April 18th, 2006 at 03:48 am

Yep, we're talking credit cards. I just got done reading All Your Worth by Elizabeth Warren (suggested by someone on this site, thank you whoever!). It made so much sense! I have worked out a great budget using their 30/20/50 plan. I hope this is a great beginning. After I figured up my plan I cut up two cards, a big player and a little fish. How scary it is. What if....., but then what if not? I am going to try more cash only. I will use any money from extra side jobs to pay ahead on the cc bills. We'll see how it goes. Wish me luck!

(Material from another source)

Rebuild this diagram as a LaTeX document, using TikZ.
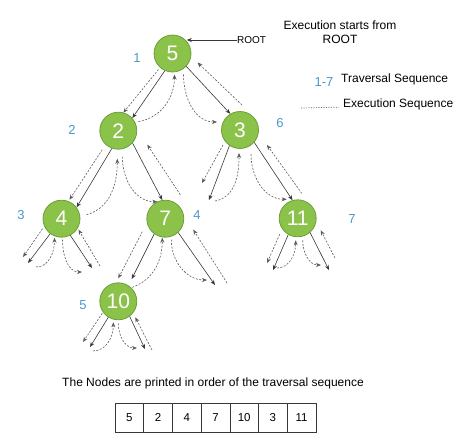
\documentclass[tikz,border=0pt]{standalone}
\usepackage{fontspec}
\setmainfont{Liberation Sans}
\usetikzlibrary{arrows.meta,calc,positioning}
\definecolor{nodegreen}{RGB}{139,195,74}
\definecolor{nodeedge}{RGB}{108,158,58}
\definecolor{seqblue}{RGB}{74,152,201}
\definecolor{linegray}{RGB}{55,55,55}
\definecolor{dashgray}{RGB}{90,90,90}
\tikzset{
  treenode/.style={circle, fill=nodegreen, draw=nodeedge, line width=0.8pt,
    minimum size=37pt, inner sep=0pt, text=white, font=\fontsize{21}{21}\selectfont},
  seqnum/.style={text=seqblue, inner sep=0pt, font=\fontsize{13}{13}\selectfont},
  infotext/.style={inner sep=0pt, font=\fontsize{12}{14}\selectfont},
  edgesolid/.style={draw=linegray, line width=0.6pt, -{Stealth[length=5pt,width=4pt]}},
  edgeexec/.style={draw=dashgray, line width=0.6pt, dash pattern=on 2pt off 1.5pt,
    -{Stealth[length=5pt,width=4pt]}},
  cell/.style={draw=linegray, line width=0.6pt, minimum width=28.71pt, minimum height=29pt,
    inner sep=0pt, outer sep=0pt, font=\fontsize{11.5}{11.5}\selectfont},
}
\begin{document}
\begin{tikzpicture}[x=1pt,y=1pt]
            \useasboundingbox (0,0) rectangle (474,-440);
            
            % Tree nodes
            \node[treenode] (n5) at (172.5,-53.5) {5};%
            \node[treenode] (n2) at (118.3,-130.7) {2};%
            \node[treenode] (n3) at (240,-130) {3};%
            \node[treenode] (n4) at (61.5,-218.7) {4};%
            \node[treenode] (n7) at (165.3,-218.7) {7};%
            \node[treenode] (n11) at (297.7,-218.3) {11};%
            \node[treenode] (n10) at (118.3,-301.3) {10};%
            
            % Empty children
            \coordinate (n3l) at (209,-200);%
            \coordinate (n4l) at (28,-263);%
            \coordinate (n4r) at (92,-268);%
            \coordinate (n7r) at (215,-285);%
            \coordinate (n11l) at (273,-270);%
            \coordinate (n11r) at (329,-270);%
            \coordinate (n10l) at (90,-347);%
            \coordinate (n10r) at (145,-349);%
            
            % Root pointer
            \node[infotext, font=\fontsize{10}{10}\selectfont, anchor=west] (root) at (237,-40) {ROOT};%
            \draw[edgesolid] (root.west) -- (root.west -| n5.41);%
            
            % Tree edges
            \draw[edgesolid] (n5.246) -- (n2.42);%
            \draw[edgesolid] (n5.317) -- (n3.121);%
            \draw[edgesolid] (n2.250) -- (n4.37);%
            \draw[edgesolid] (n2.319) -- (n7.99);%
            \draw[edgesolid] (n3.236) -- (n3l);%
            \draw[edgesolid] (n3.319) -- (n11.106);%
            \draw[edgesolid] (n4.233) -- (n4l);%
            \draw[edgesolid] (n4.298) -- (n4r);%
            \draw[edgesolid] (n7.234) -- ($(n10)+(59:26)$);%
            \draw[edgesolid] (n7.313) -- (n7r);%
            \draw[edgesolid] (n11.240) -- (n11l);%
            \draw[edgesolid] (n11.311) -- (n11r);%
            \draw[edgesolid] (n10.238) -- (n10l);%
            \draw[edgesolid] (n10.307) -- (n10r);%
            
            % Execution: going down left
            \draw[edgeexec] ($(n5)+(-14,-16)$) -- ($(n2)+(5,18)$);%
            \draw[edgeexec] ($(n2)+(-16,-19)$) -- ($(n4)+(8,19)$);%
            \draw[edgeexec] ($(n7)+(-23,-13)$) -- ($(n10)+(0,23)$);%
            \draw[edgeexec] ($(n3)+(-17,-15)$) -- ($(n3l)+(-7,17)$);%
            \draw[edgeexec] ($(n4)+(-19,-10)$) -- ($(n4l)+(-5,6)$);%
            \draw[edgeexec] ($(n11)+(-18,-16)$) -- ($(n11l)+(-6,7)$);%
            \draw[edgeexec] ($(n10)+(-16,-12)$) -- ($(n10l)+(-7,5)$);%
            
            % Execution: back up from left
            \draw[edgeexec] ($(n2)+(20,9)$) to[out=10,in=-90] ($(n5)+(2,-21)$);%
            \draw[edgeexec] ($(n4)+(25,4)$) to[out=15,in=-90] ($(n2)+(-1,-28)$);%
            \draw[edgeexec] ($(n10)+(14,14)$) to[out=20,in=-90] ($(n7)+(-3,-19)$);%
            \draw[edgeexec] ($(n3l)+(6,-1)$) to[out=10,in=-90] ($(n3)+(-1,-23)$);%
            \draw[edgeexec] ($(n4l)+(8,-4)$) to[out=0,in=-90] ($(n4)+(-7,-19)$);%
            \draw[edgeexec] ($(n11l)+(4,2)$) to[out=0,in=-90] ($(n11)+(-2,-22)$);%
            \draw[edgeexec] ($(n10l)+(3,-4)$) to[out=0,in=-90] ($(n10)+(-5,-21)$);%
            
            % Execution: going down right
            \draw[edgeexec] ($(n5)+(11,-21)$) to[out=-90,in=180] ($(n3)+(-23,8)$);%
            \draw[edgeexec] ($(n2)+(4,-26)$) to[out=-90,in=180] ($(n7)+(-8,17)$);%
            \draw[edgeexec] ($(n3)+(11,-24)$) to[out=-90,in=180] ($(n11)+(-11,19)$);%
            \draw[edgeexec] ($(n7)+(6,-21)$) to[out=-90,in=180] ($(n7r)+(-8,5)$);%
            \draw[edgeexec] ($(n4)+(1,-21)$) to[out=-90,in=180] ($(n4r)+(-10,-4)$);%
            \draw[edgeexec] ($(n11)+(5,-22)$) to[out=-90,in=180] ($(n11r)+(-8,5)$);%
            \draw[edgeexec] ($(n10)+(0,-22)$) to[out=-90,in=180] ($(n10r)+(-8,1)$);%
            
            % Execution: back up from right
            \draw[edgeexec] ($(n3)+(2,25)$) -- ($(n5)+(25,-9)$);%
            \draw[edgeexec] ($(n7)+(15,24)$) -- ($(n2)+(29,-14)$);%
            \draw[edgeexec] ($(n11)+(4,25)$) -- ($(n3)+(27,-15)$);%
            \draw[edgeexec] ($(n7r)+(12,2)$) -- ($(n7)+(28,-11)$);%
            \draw[edgeexec] ($(n4r)+(8,2)$) -- ($(n4)+(17,-11)$);%
            \draw[edgeexec] ($(n11r)+(6,12)$) -- ($(n11)+(23,-12)$);%
            \draw[edgeexec] ($(n10r)+(7,-1)$) -- ($(n10)+(17,-16)$);%
            
            % Traversal numbers
            \node[seqnum] (s1) at (137,-58) {1};%
            \node[seqnum] (s2) at (72,-130) {2};%
            \node[seqnum] (s3) at (21,-215) {3};%
            \node[seqnum] (s4) at (197,-215) {4};%
            \node[seqnum] (s5) at (83,-305) {5};%
            \node[seqnum] (s6) at (280,-123) {6};%
            \node[seqnum] (s7) at (352,-219) {7};%
            
            % Legend
            \node[infotext, align=center] (startnote) at (340,-32) {Execution starts from\\ROOT};%
            \node[seqnum] (s17) at (324,-82.5) {1-7};%
            \node[infotext, anchor=west] (travseq) at (341,-79) {Traversal Sequence};%
            \node[infotext, anchor=west] (execseq) at (343,-104) {Execution Sequence};%
            \coordinate (legdash) at (301,-108);%
            \draw[draw=dashgray, line width=0.7pt, dash pattern=on 1pt off 1.5pt] (legdash) -- ([xshift=-4pt]execseq.base west);%
            
            % Printed order
            \node[infotext] (caption) at (213,-383) {The Nodes are printed in order of the traversal sequence};%
            \node[cell, anchor=west] (c1) at (115,-417.5) {5};%
            \node[cell, right=0pt of c1] (c2) {2};%
            \node[cell, right=0pt of c2] (c3) {4};%
            \node[cell, right=0pt of c3] (c4) {7};%
            \node[cell, right=0pt of c4] (c5) {10};%
            \node[cell, right=0pt of c5] (c6) {3};%
            \node[cell, right=0pt of c6] (c7) {11};%
\end{tikzpicture}
\end{document}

5 Responses to “Cut em up!”

  1. Amber Says:
    1145328640

    good luck & ongrats I think I'll p/u that book as well

  2. contrary1 Says:
    1145333326

    I'm checking with my library too. In the meantime, what is the 30/20/50 plan you referred to??

  3. boomeyers Says:
    1145335252

    Total up your monthly earnings after taxes, if sporadic, you average it. Add up your "Musts" (mortgage, home equity credit, utilities, phone, insurance (car and health), monthly meds, car payment, average gasoline, basic food, student loans, and contractual obligation payments and I added tithe). Divide this total by your monthly earning total and it should come to 50% of your earnings. If less - great! If more - you have to cut back until you get close. I made it to 54%. Then you add up your "Savings". First you add your retirement fund contributions per month, then other savings (emergency fund, etc.) then add extra money you may put on any of your payments regularly. Now it gets a little harder. You have to average your credit card amounts. If you are still spending you average the amount it has increased in the last 3 months divided by 12. If you have been paying things off, you average the amount it is going down for the last three months and divide it by 12. You then add/subtract this amount from the savings/retirement amount. You take this number and divide it by you total monthly income. It should come out to 20% of your income. Everything else, roughly 30% is for "Wants". This includes cell phone, movies, cable, eating out, convenience foods, etc. Although a little off in my percentages, everything balanced out to the penny. The kids lessons, money in savings, extra for paying ahead on balances. Their theory is too many people save pennies and not dollars. They scrimp so much and they have too many "Musts". This brings the amounts into balance. I will only have 350.00 for real "play around" money, but hopefully that will be enough! The other fun stuff is covered as is the utilities and etc. Get the book, it explains it so much better!

  4. Thrifty Ray Says:
    1145419632

    I immediately went to the library website and reserved a copy of the book based on your recommendation...I am looking forward to reading it! (Thanks)

  5. PrincessPerky Says:
    1145886094

    Heh, my mortgage is 50% of after tax money! I could never do that 30/20/50 but it sounds like a nice idea.